What the exercise asks - Repeat all of the material below exactly as written, images excluded.

Data extract -
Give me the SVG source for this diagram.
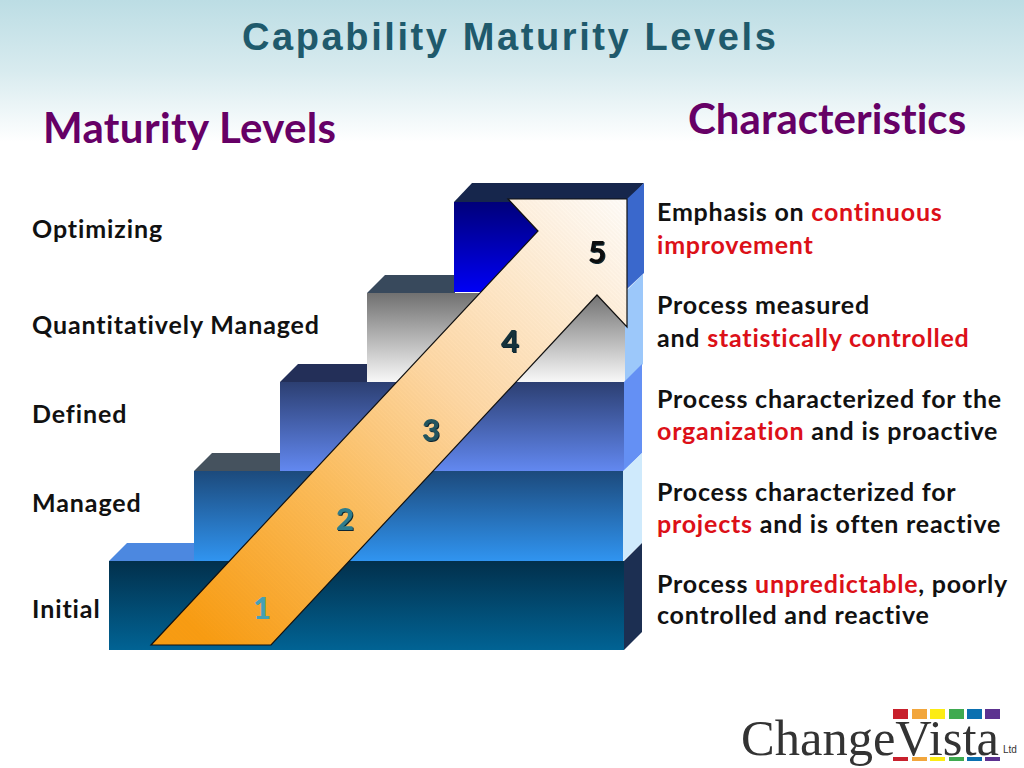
<svg xmlns="http://www.w3.org/2000/svg" width="1024" height="768" viewBox="0 0 1024 768">
<style>
.t{font-family:"Lato","Open Sans","Liberation Sans",sans-serif;font-weight:700;font-size:25px;fill:#111;letter-spacing:.78px}
.l{letter-spacing:.9px}
.r{fill:#dc1018}
.h{font-family:"Lato","Open Sans","Liberation Sans",sans-serif;font-weight:700;font-size:42px;fill:#660066}
.n{font-family:"Lato","Open Sans","Liberation Sans",sans-serif;font-weight:900;font-size:31px;text-anchor:middle}
.s{filter:url(#sh)}
</style>
<defs>
<filter id="sh" x="-30%" y="-30%" width="170%" height="170%"><feDropShadow dx="1" dy="1" stdDeviation=".3" flood-color="#0c2830"/></filter>
<linearGradient id="bg" x1="0" y1="0" x2="0" y2="1"><stop offset="0" stop-color="#bcdde4"/><stop offset=".5" stop-color="#d8ebef"/><stop offset="1" stop-color="#fff"/></linearGradient>
<linearGradient id="g1" x1="0" y1="0" x2="0" y2="1"><stop offset="0" stop-color="#02304c"/><stop offset="1" stop-color="#016394"/></linearGradient>
<linearGradient id="g2" x1="0" y1="0" x2="0" y2="1"><stop offset="0" stop-color="#1c4a7c"/><stop offset="1" stop-color="#3094f0"/></linearGradient>
<linearGradient id="g3" x1="0" y1="0" x2="0" y2="1"><stop offset="0" stop-color="#2c3f72"/><stop offset="1" stop-color="#6288f0"/></linearGradient>
<linearGradient id="g4" x1="0" y1="0" x2="0" y2="1"><stop offset="0" stop-color="#707070"/><stop offset="1" stop-color="#f8f8f8"/></linearGradient>
<linearGradient id="g5" x1="0" y1="0" x2="0" y2="1"><stop offset="0" stop-color="#00007a"/><stop offset="1" stop-color="#0000f5"/></linearGradient>
<linearGradient id="ar" gradientUnits="userSpaceOnUse" x1="211" y1="645" x2="627" y2="199"><stop offset="0" stop-color="#f99c12"/><stop offset=".3" stop-color="#fcbb58"/><stop offset=".58" stop-color="#fed8a6"/><stop offset="1" stop-color="#fffdfb"/></linearGradient>
<pattern id="hatch" width="3" height="3" patternUnits="userSpaceOnUse" patternTransform="rotate(45)"><line x1="0" y1="1" x2="3" y2="1" stroke="#8a5a30" stroke-opacity=".05" stroke-width="1"/></pattern>
</defs>
<rect id="background" width="1024" height="142" fill="url(#bg)"/>
<text id="title" x="242" y="50" font-family="Liberation Sans, Arial, sans-serif" font-weight="700" font-size="38" letter-spacing="2.6" fill="#1f5a6c">Capability Maturity Levels</text>
<text id="heading-left" class="h" x="43" y="143" letter-spacing=".35">Maturity Levels</text>
<text id="heading-right" class="h" x="688" y="134" letter-spacing=".05">Characteristics</text>

<g id="step-4">
<polygon points="367,293 385,275 455,275 455,293" fill="#38495c"/>
<polygon points="625,292 643,274 643,364 625,382" fill="#9cc8fa"/>
<rect x="367" y="293" width="258" height="89" fill="url(#g4)"/>
</g>
<g id="step-5">
<polygon points="454,202 472,183 644,183 627,202" fill="#16264c"/>
<polygon points="627,199 644,183 644,273 627,289" fill="#3a68cc"/>
<rect x="454" y="202" width="173" height="90" fill="url(#g5)"/>
</g>
<g id="step-3">
<polygon points="280,382 298,364 367,364 367,382" fill="#232f58"/>
<polygon points="624,382 642,364 642,453 624,471" fill="#6490f4"/>
<rect x="280" y="382" width="344" height="89" fill="url(#g3)"/>
</g>
<g id="step-2">
<polygon points="194,471 212,453 280,453 280,471" fill="#45525e"/>
<polygon points="623,471 642,453 642,543 623,561" fill="#cfeafc"/>
<rect x="194" y="471" width="429" height="90" fill="url(#g2)"/>
</g>
<g id="step-1">
<polygon points="109,561 127,543 194,543 194,561" fill="#4c88e0"/>
<polygon points="624,561 642,543 642,632 624,650" fill="#1c2f52"/>
<rect x="109" y="561" width="515" height="89" fill="url(#g1)"/>
</g>
<g id="connectors">
<polygon id="arrow" points="151,645 271,645 597,295 627,327 627,199 508,199 538,231" fill="url(#ar)"/>
<polygon id="arrow-hatch" points="151,645 271,645 597,295 627,327 627,199 508,199 538,231" fill="url(#hatch)" stroke="#111" stroke-width="1.2"/>
</g>
<g id="arrow-numbers">
<text class="n" x="262" y="619" fill="#46a0b4">1</text>
<text class="n s" x="345" y="530" fill="#2e7c8c">2</text>
<text class="n s" x="431" y="441" fill="#24555f">3</text>
<text class="n s" x="510" y="352" fill="#14303a">4</text>
<text class="n s" x="597" y="263" fill="#111">5</text>
</g>
<g id="levels">
<text class="t l" x="32" y="238">Optimizing</text>
<text class="t l" x="32" y="334">Quantitatively Managed</text>
<text class="t l" x="32" y="423">Defined</text>
<text class="t l" x="32" y="512">Managed</text>
<text class="t l" x="32" y="618">Initial</text>
</g>
<g id="characteristics">
<text class="t" x="657" y="221">Emphasis on <tspan class="r">continuous</tspan></text>
<text class="t" x="657" y="254"><tspan class="r">improvement</tspan></text>
<text class="t" x="657" y="314">Process measured</text>
<text class="t" x="657" y="347">and <tspan class="r">statistically controlled</tspan></text>
<text class="t" x="657" y="408">Process characterized for the</text>
<text class="t" x="657" y="440"><tspan class="r">organization</tspan> and is proactive</text>
<text class="t" x="657" y="501">Process characterized for</text>
<text class="t" x="657" y="533"><tspan class="r">projects</tspan> and is often reactive</text>
<text class="t" x="657" y="593">Process <tspan class="r">unpredictable</tspan>, poorly</text>
<text class="t" x="657" y="624">controlled and reactive</text>
</g>
<g id="logo">
<rect x="893" y="709" width="15" height="10" fill="#c8202c"/><rect x="912" y="709" width="15" height="10" fill="#f2a63c"/><rect x="930" y="709" width="15" height="10" fill="#fcec14"/><rect x="949" y="709" width="15" height="10" fill="#3faa50"/><rect x="967" y="709" width="15" height="10" fill="#0a70b0"/><rect x="985" y="709" width="15" height="10" fill="#5c3290"/>
<rect x="893" y="757" width="15" height="4" fill="#c8202c"/><rect x="912" y="757" width="15" height="4" fill="#f2a63c"/><rect x="930" y="757" width="15" height="4" fill="#fcec14"/><rect x="949" y="757" width="15" height="4" fill="#3faa50"/><rect x="967" y="757" width="15" height="4" fill="#0a70b0"/><rect x="985" y="757" width="15" height="4" fill="#5c3290"/>
<text x="741" y="755" font-family="Liberation Serif, Times New Roman, serif" font-size="50" fill="#333" textLength="258" lengthAdjust="spacingAndGlyphs">ChangeVista</text>
<text x="1003" y="753" font-family="Liberation Sans, Arial, sans-serif" font-size="10" fill="#333">Ltd</text>
</g>
</svg>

Response below -
Give me the SVG source for this diagram.
<svg xmlns="http://www.w3.org/2000/svg" width="1024" height="768" viewBox="0 0 1024 768">
<style>
.t{font-family:"Lato","Open Sans","Liberation Sans",sans-serif;font-weight:700;font-size:25px;fill:#111;letter-spacing:.78px}
.l{letter-spacing:.9px}
.r{fill:#dc1018}
.h{font-family:"Lato","Open Sans","Liberation Sans",sans-serif;font-weight:700;font-size:42px;fill:#660066}
.n{font-family:"Lato","Open Sans","Liberation Sans",sans-serif;font-weight:900;font-size:31px;text-anchor:middle}
.s{filter:url(#sh)}
</style>
<defs>
<filter id="sh" x="-30%" y="-30%" width="170%" height="170%"><feDropShadow dx="1" dy="1" stdDeviation=".3" flood-color="#0c2830"/></filter>
<linearGradient id="bg" x1="0" y1="0" x2="0" y2="1"><stop offset="0" stop-color="#bcdde4"/><stop offset=".5" stop-color="#d8ebef"/><stop offset="1" stop-color="#fff"/></linearGradient>
<linearGradient id="g1" x1="0" y1="0" x2="0" y2="1"><stop offset="0" stop-color="#02304c"/><stop offset="1" stop-color="#016394"/></linearGradient>
<linearGradient id="g2" x1="0" y1="0" x2="0" y2="1"><stop offset="0" stop-color="#1c4a7c"/><stop offset="1" stop-color="#3094f0"/></linearGradient>
<linearGradient id="g3" x1="0" y1="0" x2="0" y2="1"><stop offset="0" stop-color="#2c3f72"/><stop offset="1" stop-color="#6288f0"/></linearGradient>
<linearGradient id="g4" x1="0" y1="0" x2="0" y2="1"><stop offset="0" stop-color="#707070"/><stop offset="1" stop-color="#f8f8f8"/></linearGradient>
<linearGradient id="g5" x1="0" y1="0" x2="0" y2="1"><stop offset="0" stop-color="#00007a"/><stop offset="1" stop-color="#0000f5"/></linearGradient>
<linearGradient id="ar" gradientUnits="userSpaceOnUse" x1="211" y1="645" x2="627" y2="199"><stop offset="0" stop-color="#f99c12"/><stop offset=".3" stop-color="#fcbb58"/><stop offset=".58" stop-color="#fed8a6"/><stop offset="1" stop-color="#fffdfb"/></linearGradient>
<pattern id="hatch" width="3" height="3" patternUnits="userSpaceOnUse" patternTransform="rotate(45)"><line x1="0" y1="1" x2="3" y2="1" stroke="#8a5a30" stroke-opacity=".05" stroke-width="1"/></pattern>
</defs>
<rect id="background" width="1024" height="142" fill="url(#bg)"/>
<text id="title" x="242" y="50" font-family="Liberation Sans, Arial, sans-serif" font-weight="700" font-size="38" letter-spacing="2.6" fill="#1f5a6c">Capability Maturity Levels</text>
<text id="heading-left" class="h" x="43" y="143" letter-spacing=".35">Maturity Levels</text>
<text id="heading-right" class="h" x="688" y="134" letter-spacing=".05">Characteristics</text>

<g id="step-4">
<polygon points="367,293 385,275 455,275 455,293" fill="#38495c"/>
<polygon points="625,292 643,274 643,364 625,382" fill="#9cc8fa"/>
<rect x="367" y="293" width="258" height="89" fill="url(#g4)"/>
</g>
<g id="step-5">
<polygon points="454,202 472,183 644,183 627,202" fill="#16264c"/>
<polygon points="627,199 644,183 644,273 627,289" fill="#3a68cc"/>
<rect x="454" y="202" width="173" height="90" fill="url(#g5)"/>
</g>
<g id="step-3">
<polygon points="280,382 298,364 367,364 367,382" fill="#232f58"/>
<polygon points="624,382 642,364 642,453 624,471" fill="#6490f4"/>
<rect x="280" y="382" width="344" height="89" fill="url(#g3)"/>
</g>
<g id="step-2">
<polygon points="194,471 212,453 280,453 280,471" fill="#45525e"/>
<polygon points="623,471 642,453 642,543 623,561" fill="#cfeafc"/>
<rect x="194" y="471" width="429" height="90" fill="url(#g2)"/>
</g>
<g id="step-1">
<polygon points="109,561 127,543 194,543 194,561" fill="#4c88e0"/>
<polygon points="624,561 642,543 642,632 624,650" fill="#1c2f52"/>
<rect x="109" y="561" width="515" height="89" fill="url(#g1)"/>
</g>
<g id="connectors">
<polygon id="arrow" points="151,645 271,645 597,295 627,327 627,199 508,199 538,231" fill="url(#ar)"/>
<polygon id="arrow-hatch" points="151,645 271,645 597,295 627,327 627,199 508,199 538,231" fill="url(#hatch)" stroke="#111" stroke-width="1.2"/>
</g>
<g id="arrow-numbers">
<text class="n" x="262" y="619" fill="#46a0b4">1</text>
<text class="n s" x="345" y="530" fill="#2e7c8c">2</text>
<text class="n s" x="431" y="441" fill="#24555f">3</text>
<text class="n s" x="510" y="352" fill="#14303a">4</text>
<text class="n s" x="597" y="263" fill="#111">5</text>
</g>
<g id="levels">
<text class="t l" x="32" y="238">Optimizing</text>
<text class="t l" x="32" y="334">Quantitatively Managed</text>
<text class="t l" x="32" y="423">Defined</text>
<text class="t l" x="32" y="512">Managed</text>
<text class="t l" x="32" y="618">Initial</text>
</g>
<g id="characteristics">
<text class="t" x="657" y="221">Emphasis on <tspan class="r">continuous</tspan></text>
<text class="t" x="657" y="254"><tspan class="r">improvement</tspan></text>
<text class="t" x="657" y="314">Process measured</text>
<text class="t" x="657" y="347">and <tspan class="r">statistically controlled</tspan></text>
<text class="t" x="657" y="408">Process characterized for the</text>
<text class="t" x="657" y="440"><tspan class="r">organization</tspan> and is proactive</text>
<text class="t" x="657" y="501">Process characterized for</text>
<text class="t" x="657" y="533"><tspan class="r">projects</tspan> and is often reactive</text>
<text class="t" x="657" y="593">Process <tspan class="r">unpredictable</tspan>, poorly</text>
<text class="t" x="657" y="624">controlled and reactive</text>
</g>
<g id="logo">
<rect x="893" y="709" width="15" height="10" fill="#c8202c"/><rect x="912" y="709" width="15" height="10" fill="#f2a63c"/><rect x="930" y="709" width="15" height="10" fill="#fcec14"/><rect x="949" y="709" width="15" height="10" fill="#3faa50"/><rect x="967" y="709" width="15" height="10" fill="#0a70b0"/><rect x="985" y="709" width="15" height="10" fill="#5c3290"/>
<rect x="893" y="757" width="15" height="4" fill="#c8202c"/><rect x="912" y="757" width="15" height="4" fill="#f2a63c"/><rect x="930" y="757" width="15" height="4" fill="#fcec14"/><rect x="949" y="757" width="15" height="4" fill="#3faa50"/><rect x="967" y="757" width="15" height="4" fill="#0a70b0"/><rect x="985" y="757" width="15" height="4" fill="#5c3290"/>
<text x="741" y="755" font-family="Liberation Serif, Times New Roman, serif" font-size="50" fill="#333" textLength="258" lengthAdjust="spacingAndGlyphs">ChangeVista</text>
<text x="1003" y="753" font-family="Liberation Sans, Arial, sans-serif" font-size="10" fill="#333">Ltd</text>
</g>
</svg>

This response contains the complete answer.